What Drives Productization Delays
Delays in the productization cycle are common due to the technical complexity and cross-functional nature of semiconductor development. Common causes of delay include:
- Incomplete Pre-Silicon Validation: Simulation fails to capture real-world corner cases that emerge only during bring-up
- DFT and ATE Mismatch: Poor alignment between design-for-test features and test platform implementation slows test development
- Packaging Issues: Packages may face late-stage problems with thermal, mechanical, or signal integrity
- Qualification Failures: Reliability tests, such as HTOL or HAST, can fail, requiring debugging and retesting cycles
- Yield Instability: Low or inconsistent yield across corners demands additional tuning and analysis
- System-Level Gaps: Customer-side failures frequently result in late changes to silicon or test programs
Even with detailed planning, issues often emerge from immature designs, process variability, and misaligned engineering handoffs.
How Cycle Time Impacts Cost
The productization cycle time has a direct impact on development costs. Each added week increases engineering effort, lab usage, and the need for additional silicon or packaging builds.
These costs rise rapidly, especially for complex System-on-Chip (SoC) designs or high-reliability products. These longer cycles also stretch budgets and delay production, reducing the time available to recover investment.
Delays also create opportunity costs. Missing key market windows or customer ramps can result in lost sales opportunities, lower selling prices, or even canceled projects.
Underutilized equipment and late delivery in regulated markets may also trigger penalties. Managing cycle time effectively is essential for both technical execution and business success.
Strategies To Optimize Productization Time
Reducing productization cycle time requires more than just faster execution. It requires a structured, cross-functional approach that addresses bottlenecks, enhances handoff efficiency, and anticipates familiar sources of delay. Leading semiconductor companies treat productization as a tightly managed engineering flow, where technical readiness is synchronized with program planning and customer engagement.
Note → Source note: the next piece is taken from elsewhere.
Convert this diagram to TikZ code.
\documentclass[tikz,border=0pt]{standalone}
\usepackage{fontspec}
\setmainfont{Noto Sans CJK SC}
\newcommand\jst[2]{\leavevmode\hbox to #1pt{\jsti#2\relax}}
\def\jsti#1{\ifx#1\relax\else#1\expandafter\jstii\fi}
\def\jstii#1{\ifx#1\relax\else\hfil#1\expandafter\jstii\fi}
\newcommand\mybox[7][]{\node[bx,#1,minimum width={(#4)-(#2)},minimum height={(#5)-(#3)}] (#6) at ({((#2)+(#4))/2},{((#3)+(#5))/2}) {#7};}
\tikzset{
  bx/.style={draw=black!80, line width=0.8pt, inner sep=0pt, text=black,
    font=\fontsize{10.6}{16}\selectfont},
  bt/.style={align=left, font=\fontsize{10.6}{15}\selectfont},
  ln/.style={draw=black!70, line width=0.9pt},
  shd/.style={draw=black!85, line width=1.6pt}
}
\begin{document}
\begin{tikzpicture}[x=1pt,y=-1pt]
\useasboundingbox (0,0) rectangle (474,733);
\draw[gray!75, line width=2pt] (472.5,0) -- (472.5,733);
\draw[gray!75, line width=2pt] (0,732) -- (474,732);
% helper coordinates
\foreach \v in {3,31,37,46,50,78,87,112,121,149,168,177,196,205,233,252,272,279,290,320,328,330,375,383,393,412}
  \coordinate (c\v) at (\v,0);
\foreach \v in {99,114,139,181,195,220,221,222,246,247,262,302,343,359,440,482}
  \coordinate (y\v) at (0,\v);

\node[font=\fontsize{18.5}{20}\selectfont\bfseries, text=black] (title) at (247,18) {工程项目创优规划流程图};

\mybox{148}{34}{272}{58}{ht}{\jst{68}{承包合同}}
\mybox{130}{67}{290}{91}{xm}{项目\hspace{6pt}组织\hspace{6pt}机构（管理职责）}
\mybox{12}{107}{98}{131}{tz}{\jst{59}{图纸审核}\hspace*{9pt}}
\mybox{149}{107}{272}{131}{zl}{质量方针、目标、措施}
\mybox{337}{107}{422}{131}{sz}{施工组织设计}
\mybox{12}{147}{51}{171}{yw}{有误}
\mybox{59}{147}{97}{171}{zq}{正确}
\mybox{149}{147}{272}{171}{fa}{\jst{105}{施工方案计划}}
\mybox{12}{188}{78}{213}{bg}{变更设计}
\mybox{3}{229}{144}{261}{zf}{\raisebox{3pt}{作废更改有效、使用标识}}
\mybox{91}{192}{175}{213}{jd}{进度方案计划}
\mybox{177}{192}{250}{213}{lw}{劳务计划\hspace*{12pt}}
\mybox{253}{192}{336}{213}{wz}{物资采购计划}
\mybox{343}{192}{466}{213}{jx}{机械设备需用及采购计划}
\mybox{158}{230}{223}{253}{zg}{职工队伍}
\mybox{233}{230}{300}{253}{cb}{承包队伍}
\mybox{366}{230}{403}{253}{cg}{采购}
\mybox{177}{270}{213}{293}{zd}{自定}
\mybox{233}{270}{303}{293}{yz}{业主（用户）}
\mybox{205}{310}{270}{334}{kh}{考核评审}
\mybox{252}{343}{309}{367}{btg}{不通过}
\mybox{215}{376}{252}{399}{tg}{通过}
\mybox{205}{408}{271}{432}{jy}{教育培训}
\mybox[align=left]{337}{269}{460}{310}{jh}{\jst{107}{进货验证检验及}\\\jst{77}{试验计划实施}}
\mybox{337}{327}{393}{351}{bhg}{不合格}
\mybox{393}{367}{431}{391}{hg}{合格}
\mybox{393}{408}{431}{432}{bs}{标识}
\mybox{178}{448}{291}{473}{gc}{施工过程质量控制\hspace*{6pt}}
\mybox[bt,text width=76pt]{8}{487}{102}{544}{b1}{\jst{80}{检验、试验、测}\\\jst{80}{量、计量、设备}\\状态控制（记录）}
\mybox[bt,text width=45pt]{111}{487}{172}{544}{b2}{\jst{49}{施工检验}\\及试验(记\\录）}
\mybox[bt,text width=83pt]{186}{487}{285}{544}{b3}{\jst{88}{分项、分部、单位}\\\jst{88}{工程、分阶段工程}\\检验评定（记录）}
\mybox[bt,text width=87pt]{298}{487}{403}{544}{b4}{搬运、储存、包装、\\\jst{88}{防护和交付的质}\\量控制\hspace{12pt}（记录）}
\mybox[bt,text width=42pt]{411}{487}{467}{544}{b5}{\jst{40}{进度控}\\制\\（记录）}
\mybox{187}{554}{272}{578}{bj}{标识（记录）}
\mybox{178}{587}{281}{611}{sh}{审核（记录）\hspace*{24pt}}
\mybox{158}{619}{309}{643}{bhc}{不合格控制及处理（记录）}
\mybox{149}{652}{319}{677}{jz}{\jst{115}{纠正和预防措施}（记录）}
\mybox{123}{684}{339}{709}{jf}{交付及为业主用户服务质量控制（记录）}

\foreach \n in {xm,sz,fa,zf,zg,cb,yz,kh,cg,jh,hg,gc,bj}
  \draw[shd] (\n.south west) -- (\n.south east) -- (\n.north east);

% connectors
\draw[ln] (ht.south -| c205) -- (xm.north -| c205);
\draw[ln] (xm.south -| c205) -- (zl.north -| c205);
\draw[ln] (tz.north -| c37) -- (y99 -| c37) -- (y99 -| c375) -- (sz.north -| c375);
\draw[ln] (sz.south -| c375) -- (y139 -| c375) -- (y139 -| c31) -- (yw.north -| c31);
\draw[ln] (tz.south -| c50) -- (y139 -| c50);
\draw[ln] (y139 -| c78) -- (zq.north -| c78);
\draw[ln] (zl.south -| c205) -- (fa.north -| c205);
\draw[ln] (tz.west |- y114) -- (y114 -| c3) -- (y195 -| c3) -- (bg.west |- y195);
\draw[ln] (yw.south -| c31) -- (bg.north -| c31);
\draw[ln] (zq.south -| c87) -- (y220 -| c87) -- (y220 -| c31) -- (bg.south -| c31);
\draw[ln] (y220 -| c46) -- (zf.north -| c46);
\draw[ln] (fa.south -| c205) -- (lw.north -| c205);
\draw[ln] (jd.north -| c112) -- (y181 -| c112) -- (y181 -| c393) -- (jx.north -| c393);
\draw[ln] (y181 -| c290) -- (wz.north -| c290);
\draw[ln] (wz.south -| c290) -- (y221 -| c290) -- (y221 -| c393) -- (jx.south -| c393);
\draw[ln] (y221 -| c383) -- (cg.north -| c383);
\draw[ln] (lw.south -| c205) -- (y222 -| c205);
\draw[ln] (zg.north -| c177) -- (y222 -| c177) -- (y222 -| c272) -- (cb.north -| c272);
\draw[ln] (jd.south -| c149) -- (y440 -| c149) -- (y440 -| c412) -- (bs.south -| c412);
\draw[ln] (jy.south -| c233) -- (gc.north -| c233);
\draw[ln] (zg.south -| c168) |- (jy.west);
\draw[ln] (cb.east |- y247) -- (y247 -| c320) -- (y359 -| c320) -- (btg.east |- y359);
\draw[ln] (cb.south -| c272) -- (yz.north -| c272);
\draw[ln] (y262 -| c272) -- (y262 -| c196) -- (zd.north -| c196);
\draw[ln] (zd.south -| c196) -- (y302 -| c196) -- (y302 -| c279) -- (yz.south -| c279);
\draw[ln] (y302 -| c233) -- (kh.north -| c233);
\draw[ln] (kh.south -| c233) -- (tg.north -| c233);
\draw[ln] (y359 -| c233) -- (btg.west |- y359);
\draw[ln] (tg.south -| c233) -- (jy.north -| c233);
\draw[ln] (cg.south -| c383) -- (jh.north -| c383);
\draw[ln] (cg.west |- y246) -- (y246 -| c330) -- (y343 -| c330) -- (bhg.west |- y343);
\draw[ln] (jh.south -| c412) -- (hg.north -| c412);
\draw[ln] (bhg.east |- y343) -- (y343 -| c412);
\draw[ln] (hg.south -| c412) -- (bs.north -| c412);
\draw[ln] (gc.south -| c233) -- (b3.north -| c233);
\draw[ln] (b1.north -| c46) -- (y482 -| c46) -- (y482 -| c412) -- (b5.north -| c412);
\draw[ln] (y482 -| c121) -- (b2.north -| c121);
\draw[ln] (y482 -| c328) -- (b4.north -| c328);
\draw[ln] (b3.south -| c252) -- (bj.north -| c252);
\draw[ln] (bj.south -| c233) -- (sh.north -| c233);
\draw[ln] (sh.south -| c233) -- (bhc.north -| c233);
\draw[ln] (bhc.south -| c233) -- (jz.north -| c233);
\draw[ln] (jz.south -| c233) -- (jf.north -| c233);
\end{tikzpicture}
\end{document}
By front-loading risk and parallelizing key activities, teams can compress timelines without sacrificing quality or reliability.
Below are the strategies to optimize productization time include:
| Strategy | Description |
|---|---|
| Early Test Development | Begin ATE pattern development and validation before first silicon using virtual test setups and simulations. |
| First-Time-Right Design Culture | Emphasize high-quality closure throughout the design cycle using linting, static checks, and sign-off tools to reduce post-silicon issues. |
| Cross-Functional Ownership | Assign dedicated ownership early in the cycle to coordinate activities across design, test, validation, packaging, and customer engagement. |
| Parallel Qualification and Debug | Run reliability testing and test debug in parallel with early silicon to minimize serial dependencies. |
| Unified Pre and Post-Silicon Flow | Align pre-silicon simulation environments with production test platforms to improve correlation and reduce transition time. |
| Strong Data Infrastructure | Use analytics tools for yield, failure analysis, and traceability to support faster debugging and feedback. |
| Supplier and Customer Integration | Engage OSATs, substrate vendors, and customers early to align requirements, timelines, and failure response plans. |
When these strategies are executed with discipline and data-driven feedback loops, teams can reduce cycle time significantly while improving first-pass success rates.
Eventually, the result is not only faster product release but also greater cost control and more substantial customer confidence.